» **GIVEN PROBLEM**
Omit all pictures, then retype the data exactly as given.
——————————
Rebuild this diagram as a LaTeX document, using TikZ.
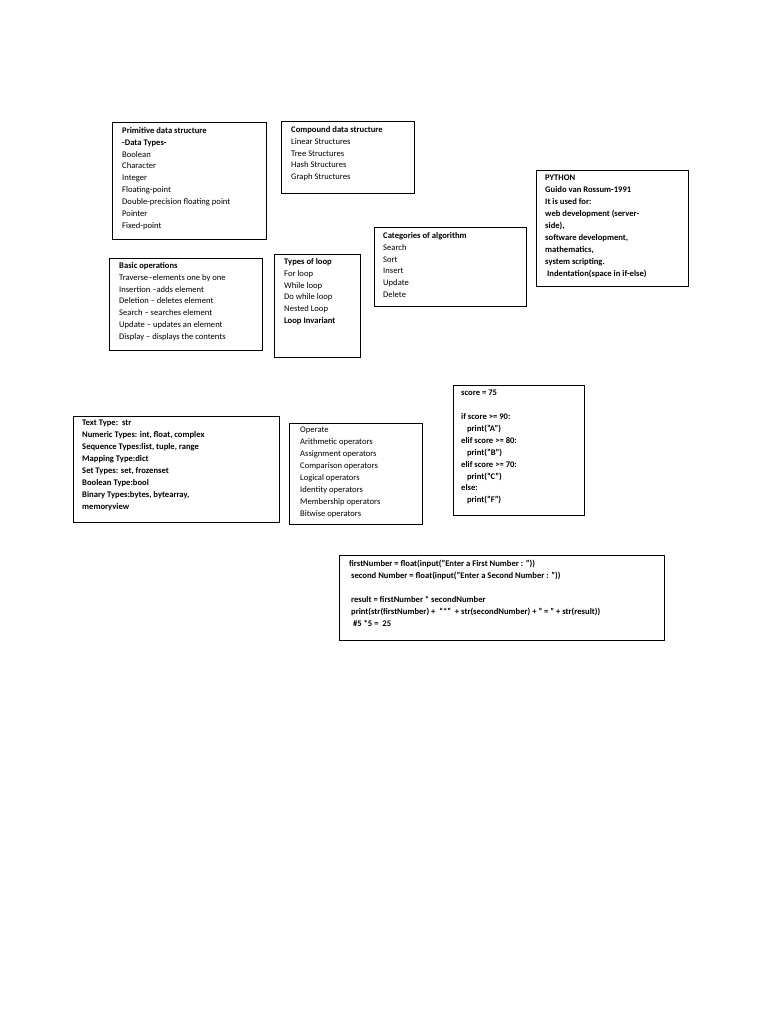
\documentclass[tikz,border=0pt]{standalone}
\usepackage{fontspec}
\setmainfont{Carlito}
\begin{document}
\begin{tikzpicture}[x=1pt,y=-1pt,
  boxs/.style={draw=black,line width=0.9pt,anchor=north west,inner sep=0pt},
  txt/.style={anchor=north west,inner sep=0pt,align=left,font=\fontsize{8.6}{11.9}\selectfont}]
\useasboundingbox (0,0) rectangle (768,1024);
\fill[white] (0,0) rectangle (768,1024);
\node[boxs,minimum width=154,minimum height=117] (b1) at (112,122) {};
\node[txt] (t1) at (122,127) {\textbf{Primitive data structure}\\\textbf{-Data Types-}\\Boolean\\Character\\Integer\\Floating-point\\Double-precision floating point\\Pointer\\Fixed-point};
\node[boxs,minimum width=133,minimum height=72] (b2) at (281,121) {};
\node[txt] (t2) at (291,126) {\textbf{Compound data structure}\\Linear Structures\\Tree Structures\\Hash Structures\\Graph Structures};
\node[boxs,minimum width=152,minimum height=116] (b3) at (536,170) {};
\node[txt] (t3) at (545,175) {\textbf{PYTHON}\\\textbf{Guido van Rossum-1991}\\\textbf{It is used for:}\\\textbf{web development (server-}\\\textbf{side),}\\\textbf{software development,}\\\textbf{mathematics,}\\\textbf{system scripting.}\\\textbf{\ Indentation(space in if-else)}};
\node[boxs,minimum width=152,minimum height=79] (b4) at (374,227) {};
\node[txt] (t4) at (383,232) {\textbf{Categories of algorithm}\\Search\\Sort\\Insert\\Update\\Delete};
\node[boxs,minimum width=153,minimum height=92] (b5) at (109,258) {};
\node[txt] (t5) at (119,262) {\textbf{Basic operations}\\Traverse--elements one by one\\Insertion --adds element\\Deletion -- deletes element\\Search -- searches element\\Update -- updates an element\\Display -- displays the contents};
\node[boxs,minimum width=86,minimum height=103] (b6) at (274,254) {};
\node[txt] (t6) at (284,258) {\textbf{Types of loop}\\For loop\\While loop\\Do while loop\\Nested Loop\\\textbf{Loop Invariant}};
\node[boxs,minimum width=206,minimum height=106] (b7) at (73,416) {};
\node[txt] (t7) at (82,420) {\textbf{Text Type:\ \ str}\\\textbf{Numeric Types: int, float, complex}\\\textbf{Sequence Types:list, tuple, range}\\\textbf{Mapping Type:dict}\\\textbf{Set Types: set, frozenset}\\\textbf{Boolean Type:bool}\\\textbf{Binary Types:bytes, bytearray,}\\\textbf{memoryview}};
\node[boxs,minimum width=133,minimum height=101] (b8) at (289,423) {};
\node[txt] (t8) at (300,427) {Operate\\Arithmetic operators\\Assignment operators\\Comparison operators\\Logical operators\\Identity operators\\Membership operators\\Bitwise operators};
\node[boxs,minimum width=131,minimum height=130] (b9) at (453,385) {};
\node[txt] (t9) at (461,390) {\textbf{score = 75}\\[11.9pt]\textbf{if score >= 90:}\\\textbf{\ \ \ print("A")}\\\textbf{elif score >= 80:}\\\textbf{\ \ \ print("B")}\\\textbf{elif score >= 70:}\\\textbf{\ \ \ print("C")}\\\textbf{else:}\\\textbf{\ \ \ print("F")}};
\node[boxs,minimum width=325,minimum height=85] (b10) at (339,555) {};
\node[txt] (t10) at (349,560) {\textbf{firstNumber = float(input("Enter a First Number : "))}\\\textbf{\ second Number = float(input("Enter a Second Number : "))}\\[11.9pt]\textbf{\ result = firstNumber * secondNumber}\\\textbf{\ print(str(firstNumber) +\ \ “*”\ \ + str(secondNumber) + " = " + str(result))}\\\textbf{\ \ \#5 *5 =\ \ 25}};
\end{tikzpicture}
\end{document}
——————————
» **ANSWER TO THIS TASK**
Rebuild this diagram as a LaTeX document, using TikZ.
\documentclass[tikz,border=0pt]{standalone}
\usepackage{fontspec}
\setmainfont{Carlito}
\begin{document}
\begin{tikzpicture}[x=1pt,y=-1pt,
  boxs/.style={draw=black,line width=0.9pt,anchor=north west,inner sep=0pt},
  txt/.style={anchor=north west,inner sep=0pt,align=left,font=\fontsize{8.6}{11.9}\selectfont}]
\useasboundingbox (0,0) rectangle (768,1024);
\fill[white] (0,0) rectangle (768,1024);
\node[boxs,minimum width=154,minimum height=117] (b1) at (112,122) {};
\node[txt] (t1) at (122,127) {\textbf{Primitive data structure}\\\textbf{-Data Types-}\\Boolean\\Character\\Integer\\Floating-point\\Double-precision floating point\\Pointer\\Fixed-point};
\node[boxs,minimum width=133,minimum height=72] (b2) at (281,121) {};
\node[txt] (t2) at (291,126) {\textbf{Compound data structure}\\Linear Structures\\Tree Structures\\Hash Structures\\Graph Structures};
\node[boxs,minimum width=152,minimum height=116] (b3) at (536,170) {};
\node[txt] (t3) at (545,175) {\textbf{PYTHON}\\\textbf{Guido van Rossum-1991}\\\textbf{It is used for:}\\\textbf{web development (server-}\\\textbf{side),}\\\textbf{software development,}\\\textbf{mathematics,}\\\textbf{system scripting.}\\\textbf{\ Indentation(space in if-else)}};
\node[boxs,minimum width=152,minimum height=79] (b4) at (374,227) {};
\node[txt] (t4) at (383,232) {\textbf{Categories of algorithm}\\Search\\Sort\\Insert\\Update\\Delete};
\node[boxs,minimum width=153,minimum height=92] (b5) at (109,258) {};
\node[txt] (t5) at (119,262) {\textbf{Basic operations}\\Traverse--elements one by one\\Insertion --adds element\\Deletion -- deletes element\\Search -- searches element\\Update -- updates an element\\Display -- displays the contents};
\node[boxs,minimum width=86,minimum height=103] (b6) at (274,254) {};
\node[txt] (t6) at (284,258) {\textbf{Types of loop}\\For loop\\While loop\\Do while loop\\Nested Loop\\\textbf{Loop Invariant}};
\node[boxs,minimum width=206,minimum height=106] (b7) at (73,416) {};
\node[txt] (t7) at (82,420) {\textbf{Text Type:\ \ str}\\\textbf{Numeric Types: int, float, complex}\\\textbf{Sequence Types:list, tuple, range}\\\textbf{Mapping Type:dict}\\\textbf{Set Types: set, frozenset}\\\textbf{Boolean Type:bool}\\\textbf{Binary Types:bytes, bytearray,}\\\textbf{memoryview}};
\node[boxs,minimum width=133,minimum height=101] (b8) at (289,423) {};
\node[txt] (t8) at (300,427) {Operate\\Arithmetic operators\\Assignment operators\\Comparison operators\\Logical operators\\Identity operators\\Membership operators\\Bitwise operators};
\node[boxs,minimum width=131,minimum height=130] (b9) at (453,385) {};
\node[txt] (t9) at (461,390) {\textbf{score = 75}\\[11.9pt]\textbf{if score >= 90:}\\\textbf{\ \ \ print("A")}\\\textbf{elif score >= 80:}\\\textbf{\ \ \ print("B")}\\\textbf{elif score >= 70:}\\\textbf{\ \ \ print("C")}\\\textbf{else:}\\\textbf{\ \ \ print("F")}};
\node[boxs,minimum width=325,minimum height=85] (b10) at (339,555) {};
\node[txt] (t10) at (349,560) {\textbf{firstNumber = float(input("Enter a First Number : "))}\\\textbf{\ second Number = float(input("Enter a Second Number : "))}\\[11.9pt]\textbf{\ result = firstNumber * secondNumber}\\\textbf{\ print(str(firstNumber) +\ \ “*”\ \ + str(secondNumber) + " = " + str(result))}\\\textbf{\ \ \#5 *5 =\ \ 25}};
\end{tikzpicture}
\end{document}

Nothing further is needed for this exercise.